With this Award, the Chemical Synthesis Program of the NSF Division of Chemistry is supporting the research of Professor Bandar at Colorado State University. Professor Bandar and his students are developing new chemical reactions and reagents that provide scientists with more efficient and sustainable access to compounds integral to the pharmaceutical and agrochemical industries. To accomplish these objectives, the research group is using neutral organic compounds that possess strong basicity, termed superbases, to address longstanding challenges in synthetic chemistry. In one application, the Bandar lab is employing superbases as catalysts for reactions that directly transform commodity chemicals, such as alcohols, amines and olefins, into highly valued product classes. In another application, the Bandar lab is addressing the practical challenge of using highly reactive bases by developing air-stable starting materials that provide chemists on-demand access to superbases. These reagents have the potential to improve the practicality and sustainability of many of the most-used reactions in the chemical industry. As the educational component of this project, the Bandar lab is creating informational materials on the properties of strong bases and their compatibilities with different classes of chemicals. These materials will provide chemists with useful guides for base-promoted chemistry and help undergraduate students learn acid-base concepts from a real-world perspective. Professor Bandar is also preparing and distributing media that highlights Colorado-based chemistry careers in an effort to increase the number of local students pursuing postsecondary STEM degrees.
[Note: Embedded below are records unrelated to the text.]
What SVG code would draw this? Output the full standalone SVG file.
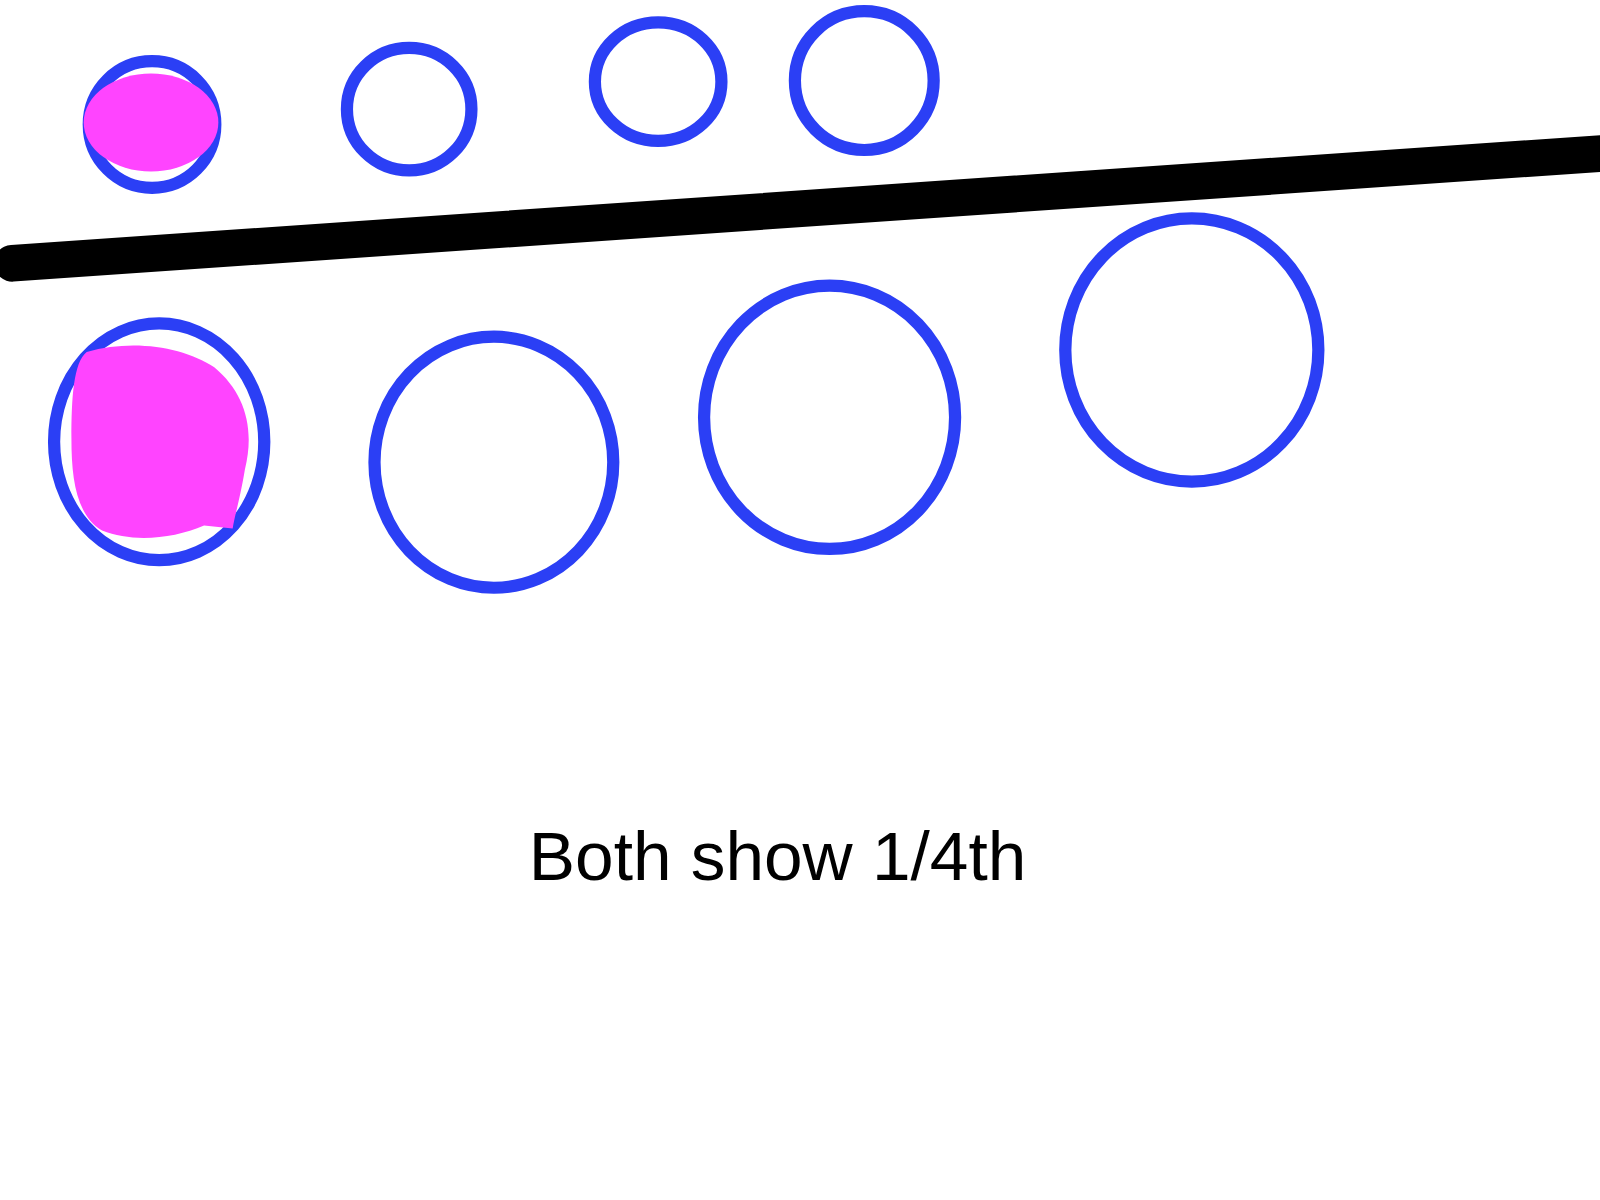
<svg xmlns="http://www.w3.org/2000/svg" width="1600" height="1200" viewBox="0 0 1600 1200">
<style>.c{fill:none;stroke:#2b3ff5;stroke-width:12}.p{fill:#ff44ff}</style>
<rect width="1600" height="1200" fill="#fff"/>
<g transform="scale(1.0204)">
<g id="top1"><ellipse class="c" cx="149" cy="122" rx="62" ry="62"/><ellipse class="p" cx="148" cy="120" rx="66" ry="48"/></g>
<g id="top2"><ellipse class="c" cx="401" cy="107" rx="61" ry="60"/></g>
<g id="top3"><ellipse class="c" cx="645" cy="80" rx="62" ry="58"/></g>
<g id="top4"><ellipse class="c" cx="847" cy="79" rx="68" ry="68"/></g>
<g id="line"><line x1="12" y1="258" x2="1575" y2="150" stroke="#000" stroke-width="36" stroke-linecap="round"/></g>
<g id="bot1"><ellipse class="c" cx="156" cy="433" rx="103" ry="116"/><path class="p" d="M85,345 C130,332 180,340 210,360 C240,385 250,420 240,460 C235,490 230,505 228,518 L200,515 C170,528 130,532 100,520 C75,505 70,470 70,430 C70,390 72,355 85,345Z"/></g>
<g id="bot2"><ellipse class="c" cx="484" cy="453" rx="117" ry="123"/></g>
<g id="bot3"><ellipse class="c" cx="813" cy="409" rx="123" ry="129"/></g>
<g id="bot4"><ellipse class="c" cx="1168" cy="343" rx="124" ry="129"/></g>
<text x="762" y="862" text-anchor="middle" font-family="Liberation Sans, Arial, sans-serif" font-size="68">Both show 1/4th</text>
</g>
</svg>
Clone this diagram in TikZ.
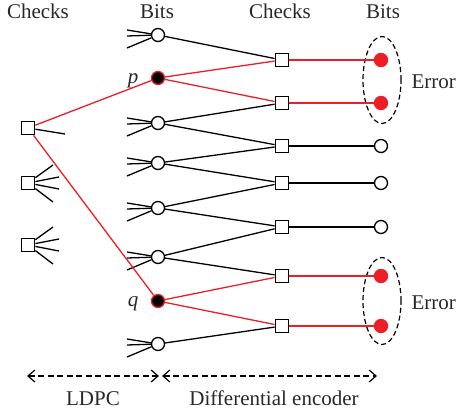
\documentclass[tikz,border=0pt]{standalone}
\usepackage{fontspec}
\setmainfont{Liberation Serif}
\usetikzlibrary{shapes.geometric,arrows.meta}
\definecolor{errred}{RGB}{236,30,38}
\definecolor{txt}{RGB}{40,40,40}
\begin{document}
\begin{tikzpicture}[x=1pt,y=-1pt,line width=1.3pt,
  bitnode/.style={circle,draw=black,fill=white,minimum size=13pt,inner sep=0pt},
  keybit/.style={circle,draw=errred,fill=black,minimum size=13pt,inner sep=0pt},
  errbit/.style={circle,draw=errred,fill=errred,minimum size=13pt,inner sep=0pt},
  chknode/.style={rectangle,draw=black,fill=white,minimum size=13.5pt,inner sep=0pt},
  lbl/.style={text=txt,font=\fontsize{21}{25}\selectfont,inner sep=0pt,anchor=base},
  redline/.style={draw=errred},
  ringbox/.style={ellipse,draw=black,line width=1.2pt,dash pattern=on 5pt off 3pt,minimum width=38pt,minimum height=87pt,inner sep=0pt},
  spanarrow/.style={dash pattern=on 6pt off 3.5pt,line width=1.2pt,{Straight Barb[length=7pt,width=12pt]}-{Straight Barb[length=7pt,width=12pt]}}
]
\useasboundingbox (0,0) rectangle (458,414);
% headers
\node[lbl] (h1) at (38,19) {Checks};
\node[lbl] (h2) at (157,19) {Bits};
\node[lbl] (h3) at (280,19) {Checks};
\node[lbl] (h4) at (383,19) {Bits};
% ellipses (behind)
\node[ringbox] (e1) at (382,80) {};
\node[ringbox] (e2) at (382,301) {};
% left checks
\node[chknode] (l1) at (28,128) {};
\node[chknode] (l2) at (28,183) {};
\node[chknode] (l3) at (28,245) {};
% bits
\node[bitnode] (b1) at (158,35) {};
\node[keybit]  (b2) at (158,78) {};
\node[bitnode] (b3) at (158,123) {};
\node[bitnode] (b4) at (158,163) {};
\node[bitnode] (b5) at (158,208) {};
\node[bitnode] (b6) at (158,257) {};
\node[keybit]  (b7) at (158,301) {};
\node[bitnode] (b8) at (158,344) {};
% middle checks
\foreach \i/\y in {1/60,2/103,3/146,4/183,5/227,6/276,7/326}
  \node[chknode] (c\i) at (282,\y) {};
% right bits
\node[errbit]  (r1) at (381,60) {};
\node[errbit]  (r2) at (381,103) {};
\node[bitnode] (r3) at (381,146) {};
\node[bitnode] (r4) at (381,183) {};
\node[bitnode] (r5) at (381,227) {};
\node[errbit]  (r6) at (381,276) {};
\node[errbit]  (r7) at (381,326) {};
% labels
\node[lbl,font=\itshape\fontsize{21}{25}\selectfont] (p) at (133,84) {p};
\node[lbl,font=\itshape\fontsize{21}{25}\selectfont] (q) at (133,306) {q};
\node[lbl,anchor=base west] (err1) at (411,89) {Error};
\node[lbl,anchor=base west] (err2) at (411,309) {Error};
\node[lbl] (ldpc) at (93,405) {LDPC};
\node[lbl] (diff) at (274,405) {Differential encoder};
% stubs on left checks
\draw (l1) -- +(37,6);
\foreach \dx/\dy in {25/-18,31/-6,31/6,25/19} {
  \draw (l2) -- +(\dx,\dy);
  \draw (l3) -- +(\dx,\dy);
}
% stubs on bits
\foreach \b in {b1,b3,b4,b5,b6,b8}
  \foreach \dy in {-5,1,13}
    \draw (\b) -- +(-31,\dy);
% red LDPC connections
\draw[redline] (l1) -- (b2);
\draw[redline] (l1) -- (b7);
% accumulator connections
\draw (c1) -- (b1);
\draw[redline] (c1) -- (b2);
\draw[redline] (c2) -- (b2);
\draw (c2) -- (b3);
\draw (c3) -- (b3);
\draw (c3) -- (b4);
\draw (c4) -- (b4);
\draw (c4) -- (b5);
\draw (c5) -- (b5);
\draw (c5) -- (b6);
\draw (c6) -- (b6);
\draw[redline] (c6) -- (b7);
\draw[redline] (c7) -- (b7);
\draw (c7) -- (b8);
\draw[redline] (c1) -- (r1);
\draw[redline] (c2) -- (r2);
\draw (c3) -- (r3);
\draw (c4) -- (r4);
\draw (c5) -- (r5);
\draw[redline] (c6) -- (r6);
\draw[redline] (c7) -- (r7);
% bottom arrows
\coordinate (a1) at (27,376);
\coordinate (a2) at (159,376);
\coordinate (a3) at (162,376);
\coordinate (a4) at (377,376);
\draw[spanarrow] (a1) -- (a2);
\draw[spanarrow] (a3) -- (a4);
\end{tikzpicture}
\end{document}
The Bandar lab is developing a variety of new synthetic capabilities that are enabled by the unique properties of organic superbases. In one application, the Bandar lab is developing base-catalyzed additions of heteroatom nucleophiles to styrene derivatives as a direct route to aryl-containing ethers, alcohols and amines. Although superbases are emerging as an attractive and often uniquely effective class of base in modern synthesis, their cost and air sensitivity prevents their widespread use. To address this challenge, the Bandar lab is creating air-stable reagents that release superbases when desired for general use in deprotonation reactions. In another goal, the lab is optimizing catalysis of superbase-promoted alkylation and substitution reactions, thus eliminating the need for stoichiometric quantities of superbases. These targeted developments could greatly improve the practicality and applications of organic superbase chemistry, thus improving access to valuable organic compounds.
This award reflects NSF's statutory mission and has been deemed worthy of support through evaluation using the Foundation's intellectual merit and broader impacts review criteria.